# Basic needs for Startring a Saltwater Aquarium



## Reefing Madness (Jun 26, 2011)

Ok guys, gonna try to get this as a Sticky in here. Anyone have anything to add, please feel free at this point to see what we get.
Thanks
-*A*quarium substrate such as live sand or crushed coral. Some go bare Bottom, others choose the 2-3" bottom, others, more advanced will try the Deep Sand Bed, which is over 6" deep
-*D*ry Rock, there are a few hitchhickers on Live Rock that people want to stay away from, so they opt for using Dry Rock, or Dead Rock. Macro Rock is a good place to start looking for that. Either way oyu go you will need a minimum of 1lb per gallon.
-*A*quarium filter (not absolutely necessary if running with adequate amounts of live rock, but nice to have if you need to use a mechanical filter or activated carbon, etc.)
-*R*eplacement filter media like filter floss and activated carbon (if you get a filter)
-*M*ultiple Powerheads (2 or 3) 10x your water volume for just a Fish Only With Live Rock, and at least 20x your water volume for a Reef Tank. So lets say your going reef, and you have a 100g tank, you would need flow in that tank at minimum of 2000gph, or 2 1000gph powerheads.
-*P*rotein Skimmer, rated at 2 times your water volume
-*S*altwater Test Kits. Reef Test Kit. Tets for Ammonia, Nitrites, Nitrates, PH, Phosphates, Calcium, ALK and Magnesium.
-*S*altwater fish food. Mysis Shrimp, Squid, Cyclopease, Algae Sheets, Romaine . Flake food is not really a good food to feed your marine fish.
-*A*quarium vacuum. This one is iffy. Most don't use one, if you have enough flow in the tank you won’t need one
-*F*ish net
-*R*ubber kitchen gloves
-*A*quarium glass cleaner, for cleaning inside the tank. Acrylic users will need a different mat than the ones used on glass
-*T*wo, clean, never used before, 5-gallon buckets
-*A*quarium thermometer, digital being the best.
-*B*rush with plastic bristles (old tooth brush) - needed for cleaning the live rock if you don't get Fully Cured Live Rock.
-*P*ower Strip, possibly GFCI outlets by the tank.
-*O*ptional but definitely recommend getting a Reverse Osmosis or RO/Deionization filter for the make-up water, and a barrel for storing the water.
-*H*eater rated for your size tank.
-*P*ossibly a Quarantine Tank for your new fish. They sit in here for a few weeks to kill off parasites and bacteria, to keep it from getting in your main tank
-*S*altwater Mix. 
-*M*arine Salt
-*A*quarium filter (not absolutely necessary if running with adequate amounts of live rock, but nice to have if you need to use a mechanical filter or activated carbon, etc.)
-*S*altwater Hydrometer or even better a Refractometer, which is more accurate.


----------



## gmate (Sep 19, 2011)

You need to run two heaters, preferably both in your sump for cosmetic reasons. But you have to have two. If one fails, you're going to kill everything in a small tank (under 100g) within 6-12 hours. Rapid temperature spikes and drops will melt your coral and stress your fish to death. Having a second heater ensures that if one fails, your backup will do the job.

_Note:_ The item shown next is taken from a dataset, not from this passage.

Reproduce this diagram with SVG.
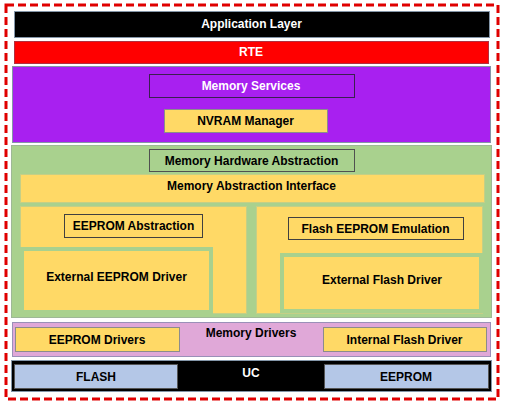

RO/DI really isn't optional in my opinion either. If you want to battle algae outbreaks for the ENTIRE time you keep saltwater reefs, then don't use RO/DI. Any additional phosphate from your tap water will be nuisance. Even 'distilled' water like Poland Spring can have TDS of over 200, which is way off the charts.

I recommend 2 thermometers, one mercury one digital, for the same reason as two heaters. You need to know if you're getting a false reading.

Minimum rock should really be 1.5 lb per gallon in my opinion, if you're not running a canister filter (which is pretty unnecessary on the regular but you should have handy in the event you need to run activated carbon in an emergency). You may need the mechanical filtration. You REQUIRE the biological filtration.

Sumps aren't necessary, but if you are running one you are (in the long run) making your life much easier, even if it seems more difficult in the beginning.


----------